Resultante da fusão de um protectorado britânico e de uma colónia italiana, a Somália tornou-se independente em 1960. Depois, durante mais de duas décadas, foi governada por Mohammed Siad Barre, ditador de inspiração marxista que perdeu todo o prestígio quando tentou invadir a Etiópia e foi derrotado pelo vizinho, outro Estado pró- -comunista, apoiado militarmente pela União Soviética e Cuba. Barre resistiu mais 14 anos no Poder, mas em 1991 foi derrubado por uma coligação de senhores da guerra, chefes de clãs somalis. Desde então, o caos (e por vezes a fome) tem imperado nesse país africano, com 11 milhões de habitantes, na sua quase totalidade muçulmanos.

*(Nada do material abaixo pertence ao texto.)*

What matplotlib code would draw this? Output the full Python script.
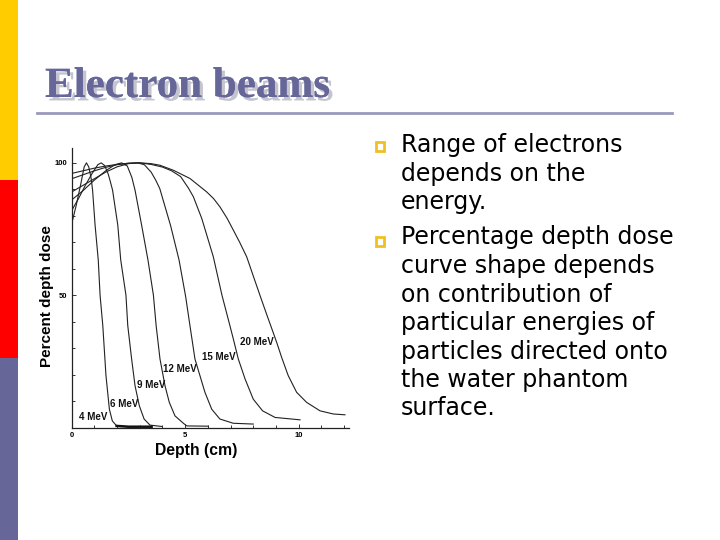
import matplotlib
matplotlib.use('Agg')
import matplotlib.pyplot as plt
import matplotlib.patheffects as pe
from matplotlib.patches import Rectangle
from matplotlib.lines import Line2D

# depth-dose curves (depth in cm, percent depth dose)
depth_4 = [0, 0.2, 0.4, 0.55, 0.65, 0.75, 0.85, 0.92, 1.03, 1.17, 1.25, 1.37, 1.51, 1.66, 1.79, 1.98, 2.5, 3.0, 3.52]
dose_4 = [77, 84, 92, 98.5, 100, 98.5, 94.5, 89.7, 76.5, 63.3, 50, 38.5, 19.6, 6.9, 2.5, 0.6, 0.3, 0.3, 0.3]

depth_6 = [0, 0.3, 0.6, 0.9, 1.15, 1.3, 1.45, 1.6, 1.7, 1.8, 2.03, 2.16, 2.39, 2.47, 2.64, 2.79, 2.98, 3.19, 3.45, 3.96]
dose_6 = [82, 86.5, 91.5, 96, 99.3, 100, 99, 96, 93, 89.7, 76.5, 63.3, 50, 38.5, 25.9, 15.8, 8.2, 3.2, 0.9, 0.4]

depth_9 = [0, 0.5, 1.0, 1.5, 1.9, 2.2, 2.45, 2.65, 2.79, 3.08, 3.36, 3.6, 3.72, 3.89, 4.11, 4.3, 4.55, 4.92, 5.07, 6.02]
dose_9 = [86, 89.5, 93.5, 97, 99.3, 100, 98.8, 94.5, 89.7, 76.5, 63.3, 50, 38.5, 25.9, 15.8, 9.5, 4.4, 1.6, 0.6, 0.5]

depth_12 = [0, 0.5, 1.0, 1.5, 2.0, 2.5, 2.9, 3.2, 3.5, 3.7, 3.88, 4.36, 4.73, 5.02, 5.21, 5.43, 5.65, 5.87, 6.17, 6.53, 7.12, 8.0]
dose_12 = [89, 91.5, 94, 96.5, 98.5, 99.7, 100, 99.3, 96.5, 93.5, 90.3, 76.2, 63.3, 49.5, 38.5, 25.9, 19.6, 13.3, 6.9, 3.2, 1.6, 1.3]

depth_15 = [0, 0.5, 1.0, 1.5, 2.0, 2.5, 3.0, 3.5, 4.0, 4.4, 4.8, 5.14, 5.36, 5.73, 6.24, 6.62, 6.97, 7.12, 7.34, 7.64, 8.0, 8.41, 8.96, 10.06]
dose_15 = [94, 95.5, 97, 98.3, 99.3, 99.9, 100, 99.4, 98.4, 97, 94.8, 90.5, 87.2, 79, 64.5, 50, 38.5, 33.5, 25.9, 18.3, 10.7, 6.3, 3.8, 2.9]

depth_20 = [0, 0.5, 1.0, 1.5, 2.0, 2.5, 3.0, 3.5, 3.89, 4.48, 5.21, 5.95, 6.25, 6.53, 6.85, 7.12, 7.4, 7.71, 8.05, 8.37, 8.6, 8.81, 9.03, 9.25, 9.54, 9.91, 10.35, 10.94, 11.53, 12.04]
dose_20 = [96, 97, 98, 98.8, 99.4, 99.8, 100, 99.7, 99.1, 97.2, 94.1, 89, 86.5, 83.4, 79, 74.6, 70, 64.5, 56, 48.1, 42.5, 37.5, 32.2, 26.5, 19.6, 13.3, 9.5, 6.3, 5.1, 4.8]

energy_labels = ['4 MeV', '6 MeV', '9 MeV', '12 MeV', '15 MeV', '20 MeV']

bullet_lines = [
    ['Range of electrons', 'depends on the', 'energy.'],
    ['Percentage depth dose', 'curve shape depends', 'on contribution of',
     'particular energies of', 'particles directed onto', 'the water phantom',
     'surface.'],
]

W, H = 720, 540
fig = plt.figure(figsize=(7.2, 5.4), dpi=100)
fig.patch.set_facecolor('white')


def fx(px):
    return px / W


def fy(py):
    return 1 - py / H


# coloured strip on the left side of the slide
for y0, y1, col in [(0, 180, '#FFCC00'), (180, 358, '#FF0000'), (358, 540, '#666699')]:
    fig.add_artist(Rectangle((0, fy(y1)), fx(18), (y1 - y0) / H,
                             transform=fig.transFigure, color=col, lw=0))

# slide title + rule
fig.text(fx(45), fy(97), 'Electron beams', fontsize=31, fontweight='bold',
         family='Liberation Serif', color='#666699', va='baseline',
         path_effects=[pe.withSimplePatchShadow(offset=(2.5, -2.5), shadow_rgbFace='#c4c4d0', alpha=1),
                       pe.Normal()])
fig.add_artist(Line2D([fx(37), fx(672)], [fy(113), fy(113)], transform=fig.transFigure,
                      color='#9999BB', lw=2))

# chart
ax = fig.add_axes([fx(71.7), fy(427.5), fx(348.6) - fx(71.7), (427.5 - 148.3) / H])
depths = [depth_4, depth_6, depth_9, depth_12, depth_15, depth_20]
doses = [dose_4, dose_6, dose_9, dose_12, dose_15, dose_20]
for d, p in zip(depths, doses):
    ax.plot(d, p, color='#222222', lw=0.8)
ax.plot(depth_4[-4:], dose_4[-4:], color='#111111', lw=1.8)  # heavy tail near the bottom

label_pos = [(0.95, 3.8), (2.3, 8.8), (3.5, 16), (4.77, 22.1), (6.46, 26.8), (8.15, 32.2)]
for lab, (lx, ly) in zip(energy_labels, label_pos):
    ax.text(lx, ly, lab, fontsize=7, fontweight='bold', ha='center', va='center',
            family='Liberation Sans', color='#111111')

ax.set_xlim(0, 12.2)
ax.set_ylim(0, 105.5)
ax.spines['top'].set_visible(False)
ax.spines['right'].set_visible(False)
for s in ('left', 'bottom'):
    ax.spines[s].set_linewidth(0.9)
    ax.spines[s].set_color('#222222')
ax.set_xticks([0, 5, 10])
ax.set_xticks(range(0, 13), minor=True)
ax.set_yticks([50, 100])
ax.set_yticks(range(10, 101, 10), minor=True)
ax.tick_params(which='both', direction='in', color='#333333', width=0.7)
ax.tick_params(which='major', length=3, labelsize=5.5, pad=3)
ax.tick_params(which='minor', length=2)
for t in ax.get_xticklabels() + ax.get_yticklabels():
    t.set_fontweight('bold')
    t.set_family('Liberation Sans')

fig.text(fx(47), fy(296), 'Percent depth dose', rotation=90, fontsize=11, fontweight='bold',
         family='Liberation Sans', ha='center', va='center')
fig.text(fx(196), fy(451), 'Depth (cm)', fontsize=11.3, fontweight='bold',
         family='Liberation Sans', ha='center', va='center')

# bullet text on the right
baselines = [[152, 181, 209.5], [244.5, 273, 301.5, 330, 358.5, 387, 415]]
bullet_y = [146.7, 241.7]
for lines, bys, by in zip(bullet_lines, baselines, bullet_y):
    fig.add_artist(Rectangle((fx(375.5), fy(by + 4.5)), fx(9), 9 / H,
                             transform=fig.transFigure, fill=False,
                             ec='#F0C020', lw=2))
    for txt, b in zip(lines, bys):
        fig.text(fx(401), fy(b), txt, fontsize=17, family='DejaVu Sans',
                 va='baseline', color='black')

fig.savefig('out.png', dpi=100)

Uma das explicações para o repentino sucesso dos novos senhores de Mogadíscio, de nome União dos Tribunais Islâmicos, é esse caos e o desejo de muitos somalis de verem a ordem regressar ao país. Foram, aliás, alguns dos mais ricos comerciantes que começaram por financiar os tribunais islâmicos, os quais, através de uma aplicação impiedosa da charia, foram pacificando várias cidades.

E um pouco como no Afeganistão pós-comunista dos anos 90, a população somali foi aceitando o rigor da lei islâmica como preço a pagar pelo fim dos abusos dos senhores da guerra. Só que a memória de como os talibãs se transformaram em aliados de Ben Laden e deixaram usar o Afeganistão como base para a Al-Qaeda levou os Estados Unidos a encarar a União dos Tribunais Islâmicos como um perigo e a apoiarem, não oficialmente, os senhores da guerra, coligados na Aliança para a Restauração da Paz e contra o Terrorismo. Durante anos, a CIA terá entregado milhões de dólares aos chefes de clãs somalis para perseguirem suspeitos de ligação à Al-Qaeda. Um dos homens fortes da União dos Tribunais Islâmicos é Hassan Dahir Aweys, que consta na lista americana de terroristas por ter liderado um grupúsculo afiliado da Al-Qaeda.

A mudança de poder em Mogadíscio nestes últimos dias mostra que a estratégia americana na Somália falhou. Agora, além de um Governo interino sedeado em Baidoa (por falta de garantias de segurança na capital), de uma semi-independente República da Somalilândia e de uma dezena de senhores da guerra, o país conta com uma capital dominada por simpatizantes da Al-Qaeda. Num país tão caótico, é difícil para a Administração liderada por George W. Bush encontrar a estratégia adequada para reconstituir o Estado e travar o terrorismo. Mas ninguém melhor que os americanos conhece os imprevistos somalis. Afinal, um dos mais importantes senhores da guerra actuais é o antigo marine Hussein, criado pela mãe na Califórnia e que em 1996 tomou o lugar em Mogadíscio do pai morto, um líder tribal de nome Mohammad Farah Aidid.